Keynes, en la conferencia “Las posibilidades económicas de nuestros nietos” (1930) pronosticó que hacia el 2030 los problemas productivos habrían sido resueltos gracias a los avances tecnológicos y que viviríamos en un mundo de abundancia, capaz técnicamente de saciar cualquier necesidad material humana, donde paradójicamente podríamos tener de todo menos trabajo. Keynes acuñó el término “desempleo tecnológico”. Casi hemos llegado a ese punto de Keynes. Una economía como la estadounidense genera 8,5 billones de dólares en ingresos domésticos, que distribuidos entre 116 millones de hogares resultarían en 73.000 dólares por hogar (suficiente para que viva cualquier familia). Pero 50 millones de habitantes de Estados Unidos sufren la pobreza. El problema no es productivo. No estamos en la edad media, donde la gente moría porque simplemente no existían recursos para todos. La tecnología crea riqueza, pero el sistema no sabe ahora cómo distribuirla.
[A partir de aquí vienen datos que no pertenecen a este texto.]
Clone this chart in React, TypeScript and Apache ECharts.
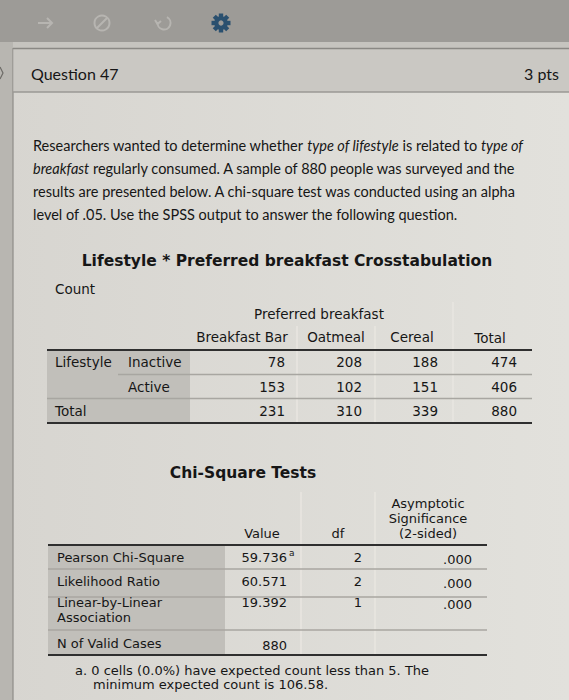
import React, { useEffect, useRef } from "react";
import * as echarts from "echarts";

// ---------- data ----------
const breakfastTypes = ["Breakfast Bar", "Oatmeal", "Cereal"];
const lifestyles = ["Inactive", "Active"];
const inactiveCounts = [78, 208, 188];
const activeCounts = [153, 102, 151];
const rowTotals = [474, 406];
const columnTotals = [231, 310, 339];
const grandTotal = 880;

const chiTests = ["Pearson Chi-Square", "Likelihood Ratio", "Linear-by-Linear\nAssociation"];
const chiValues = ["59.736", "60.571", "19.392"];
const chiDf = [2, 2, 1];
const chiSig = [".000", ".000", ".000"];
const validCases = 880;

const paragraphLines = [
  [["n", "Researchers wanted to determine whether "], ["i", "type of lifestyle"], ["n", " is related to "], ["i", "type of"]],
  [["i", "breakfast"], ["n", " regularly consumed. A sample of 880 people was surveyed and the"]],
  [["n", "results are presented below. A chi-square test was conducted using an alpha"]],
  [["n", "level of .05. Use the SPSS output to answer the following question."]],
];

const footnoteLines = [
  "a. 0 cells (0.0%) have expected count less than 5. The",
  "minimum expected count is 106.58.",
];

// ---------- styling ----------
const LATO = "Lato, 'Open Sans', sans-serif";
const SPSS = "'DejaVu Sans', Verdana, sans-serif";
const INK = "#161616";
const THICK = "#2f2f2f";
const THIN = "#a8a6a1";
const DIV = "#e8e6e1";
const SHADE = "#c1bfba";
const CT_FONT = `13.5px ${SPSS}`;
const CS_FONT = `13px ${SPSS}`;

function txt(x: number, y: number, text: string, opt: any = {}) {
  return {
    type: "text",
    x,
    y,
    silent: true,
    style: {
      text,
      fill: opt.fill || INK,
      font: opt.font || CS_FONT,
      textAlign: opt.align || "left",
      textVerticalAlign: opt.va || "middle",
      lineHeight: opt.lineHeight,
    },
  };
}

function hline(x1: number, x2: number, y: number, color: string, w: number) {
  return { type: "line", silent: true, shape: { x1, y1: y, x2, y2: y }, style: { stroke: color, lineWidth: w } };
}
function vline(x: number, y1: number, y2: number, color: string, w: number) {
  return { type: "line", silent: true, shape: { x1: x, y1, x2: x, y2 }, style: { stroke: color, lineWidth: w } };
}
function rect(x: number, y: number, width: number, height: number, fill: any) {
  return { type: "rect", silent: true, shape: { x, y, width, height }, style: { fill } };
}

function buildOption() {
  const els: any[] = [];

  // page backgrounds
  els.push(
    rect(0, 0, 569, 700, new echarts.graphic.LinearGradient(0, 0, 1, 0, [
      { offset: 0, color: "#d7d5d0" },
      { offset: 1, color: "#e2e1dc" },
    ]))
  );
  els.push(rect(0, 0, 569, 42, "#9d9b97"));
  els.push(rect(0, 42, 569, 6, "#c6c4bf"));
  els.push(rect(0, 42, 13, 658, "#b8b6b1"));
  els.push(vline(13, 48, 700, "#8e8c88", 1.2));
  els.push(rect(13.5, 48, 556, 44, "#cac8c3"));
  els.push(hline(13, 569, 48.5, "#8a8884", 1.5));
  els.push(hline(13, 569, 92, "#9a9894", 1.5));
  els.push({
    type: "polyline",
    silent: true,
    shape: { points: [[0, 67], [3, 73], [0, 79]] },
    style: { stroke: "#6d6b67", lineWidth: 1.2, fill: "none" },
  });

  // toolbar icons
  const iconGray = "#b7b5b1";
  els.push({
    type: "group",
    x: 45,
    y: 23,
    silent: true,
    children: [
      { type: "line", shape: { x1: -7, y1: 0, x2: 7, y2: 0 }, style: { stroke: iconGray, lineWidth: 2 } },
      { type: "polyline", shape: { points: [[2, -5], [7, 0], [2, 5]] }, style: { stroke: iconGray, lineWidth: 2, fill: "none" } },
    ],
  });
  els.push({
    type: "group",
    x: 102,
    y: 23,
    silent: true,
    children: [
      { type: "circle", shape: { cx: 0, cy: 0, r: 7.5 }, style: { stroke: iconGray, lineWidth: 2, fill: "none" } },
      { type: "line", shape: { x1: -5, y1: 5, x2: 5, y2: -5 }, style: { stroke: iconGray, lineWidth: 2 } },
    ],
  });
  els.push({
    type: "group",
    x: 164,
    y: 23,
    silent: true,
    children: [
      { type: "arc", shape: { cx: 0, cy: 0, r: 6.5, startAngle: -Math.PI * 0.35, endAngle: Math.PI * 1.05, clockwise: true }, style: { stroke: iconGray, lineWidth: 2, fill: "none" } },
      { type: "polyline", shape: { points: [[-9, -3], [-6.5, 1], [-3, -2]] }, style: { stroke: iconGray, lineWidth: 2, fill: "none" } },
    ],
  });
  const gearColor = "#2a506f";
  const teeth: any[] = [];
  for (let i = 0; i < 8; i++) {
    teeth.push({
      type: "rect",
      rotation: (i * Math.PI) / 4,
      shape: { x: -2.2, y: -9.5, width: 4.4, height: 5 },
      style: { fill: gearColor },
    });
  }
  els.push({
    type: "group",
    x: 221,
    y: 23,
    silent: true,
    children: [
      ...teeth,
      { type: "circle", shape: { cx: 0, cy: 0, r: 6.8 }, style: { fill: gearColor } },
      { type: "circle", shape: { cx: 0, cy: 0, r: 2.6 }, style: { fill: "#9d9b97" } },
    ],
  });

  // question header
  els.push(txt(31, 73, "Question 47", { font: `16px ${LATO}` }));
  els.push(txt(559, 73, "3 pts", { font: `16px ${LATO}`, align: "right" }));

  // paragraph
  paragraphLines.forEach((segs, i) => {
    const text = segs.map(([k, s]) => `{${k}|${s}}`).join("");
    els.push({
      type: "text",
      x: 33,
      y: 145 + i * 23.3,
      silent: true,
      style: {
        text,
        textVerticalAlign: "middle",
        rich: {
          n: { font: `14.5px ${LATO}`, fill: INK },
          i: { font: `italic 14.5px ${LATO}`, fill: INK },
        },
      },
    });
  });

  // ---------- crosstab ----------
  els.push(txt(287, 261, "Lifestyle * Preferred breakfast Crosstabulation", { font: `bold 15.5px ${SPSS}`, align: "center" }));
  els.push(txt(55, 289, "Count", { font: `13.5px ${SPSS}` }));

  const ctTop = 350, ctBottom = 423, ctLeft = 47, ctRight = 532;
  const rowY = [362, 387, 411];
  const colRight = [285, 362, 438];
  const colCenter = [242, 336, 412];
  const totalRight = 517, totalCenter = 490;

  els.push(rect(ctLeft, ctTop, 190 - ctLeft, ctBottom - ctTop, SHADE));
  els.push(vline(297, 326, ctBottom, DIV, 1.5));
  els.push(vline(375, 326, ctBottom, DIV, 1.5));
  els.push(vline(453, 302, ctBottom, DIV, 1.5));
  els.push(hline(ctLeft, ctRight, ctTop, THICK, 1.8));
  els.push(hline(118, ctRight, 374.5, THIN, 1.3));
  els.push(hline(ctLeft, ctRight, 398.5, THIN, 1.3));
  els.push(hline(ctLeft, ctRight, ctBottom, THICK, 1.8));

  els.push(txt(319, 314, "Preferred breakfast", { align: "center", font: CT_FONT }));
  breakfastTypes.forEach((b, i) => els.push(txt(colCenter[i], 337, b, { align: "center", font: CT_FONT })));
  els.push(txt(totalCenter, 338, "Total", { align: "center", font: CT_FONT }));

  els.push(txt(55, rowY[0], "Lifestyle", { font: CT_FONT }));
  lifestyles.forEach((l, i) => els.push(txt(128, rowY[i], l, { font: CT_FONT })));
  els.push(txt(55, rowY[2], "Total", { font: CT_FONT }));

  [inactiveCounts, activeCounts].forEach((row, r) => {
    row.forEach((v, c) => els.push(txt(colRight[c], rowY[r], String(v), { align: "right", font: CT_FONT })));
    els.push(txt(totalRight, rowY[r], String(rowTotals[r]), { align: "right", font: CT_FONT }));
  });
  columnTotals.forEach((v, c) => els.push(txt(colRight[c], rowY[2], String(v), { align: "right", font: CT_FONT })));
  els.push(txt(totalRight, rowY[2], String(grandTotal), { align: "right", font: CT_FONT }));

  // ---------- chi-square tests ----------
  els.push(txt(243, 473, "Chi-Square Tests", { font: `bold 15.5px ${SPSS}`, align: "center" }));

  const csLeft = 48, csRight = 487, csTop = 545, csBottom = 655;
  els.push(rect(csLeft, csTop, 225 - csLeft, csBottom - csTop, SHADE));
  els.push(vline(301, 492, csBottom, DIV, 1.5));
  els.push(vline(375, 492, csBottom, DIV, 1.5));
  els.push(hline(csLeft, csRight, csTop, THICK, 1.8));
  els.push(hline(csLeft, csRight, 569, THIN, 1.3));
  els.push(hline(csLeft, csRight, 597, THIN, 1.3));
  els.push(hline(csLeft, csRight, 630, THIN, 1.3));
  els.push(hline(csLeft, csRight, csBottom, THICK, 1.8));

  els.push(txt(262, 533, "Value", { align: "center" }));
  els.push(txt(338, 533, "df", { align: "center" }));
  els.push(txt(428, 518, "Asymptotic\nSignificance\n(2-sided)", { align: "center", lineHeight: 15 }));

  const csRowY = [557, 581, 602];
  chiTests.forEach((t, i) => {
    els.push(txt(57, csRowY[i] + (t.includes("\n") ? 7.5 : 0), t, { lineHeight: 15 }));
    els.push(txt(287, csRowY[i], chiValues[i], { align: "right" }));
    els.push(txt(362, csRowY[i], String(chiDf[i]), { align: "right" }));
    els.push(txt(472, csRowY[i] + 2, chiSig[i], { align: "right" }));
  });
  els.push(txt(289, csRowY[0] - 4, "a", { font: `9px ${SPSS}` }));
  els.push(txt(57, 643, "N of Valid Cases"));
  els.push(txt(287, 645, String(validCases), { align: "right" }));

  els.push(txt(75, 670, footnoteLines[0]));
  els.push(txt(93, 684, footnoteLines[1]));

  return {
    animation: false,
    graphic: { elements: els },
  };
}

export default function App() {
  const ref = useRef<HTMLDivElement>(null);
  useEffect(() => {
    if (!ref.current) return;
    const chart = echarts.init(ref.current, null, { renderer: "svg" });
    chart.setOption(buildOption());
    return () => chart.dispose();
  }, []);
  return (
    <div
      ref={ref}
      style={{ position: "absolute", left: 0, top: 0, width: 569, height: 700 }}
    />
  );
}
Pero, ¿damos por hecho que la tecnología destruye empleo? No en todas partes. Depende de si la generamos o solo la consumimos. Los clústeres tecnológicos más importantes, aquéllos que generan tecnología, siguen creciendo a gran velocidad, atrayendo talento e inversión, y creando empleo de calidad. Con la covid hemos sufrido un cambio de dirección y de escala repentino en el proceso globalizador. Si hasta ahora la globalización estaba dirigida por estructuras de coste (se externalizaban cadenas de valor a zonas de bajo coste), ahora estará dirigida por estructuras de innovación (se acumulará I+D y fabricación avanzada en zonas de alta productividad). Se crean superclústers que concentran tecnología, talento y trabajo. Shenzhen, el Silicon Valley chino, espera recibir inversiones por más de 100.000 millones en I+D en los próximos años, acumulando la mayor intensidad tecnológica del planeta. Son 100.000 millones de I+D en solo 30 kilómetros cuadrados. Un pueblo de pescadores hace apenas dos décadas. Da vértigo pensarlo.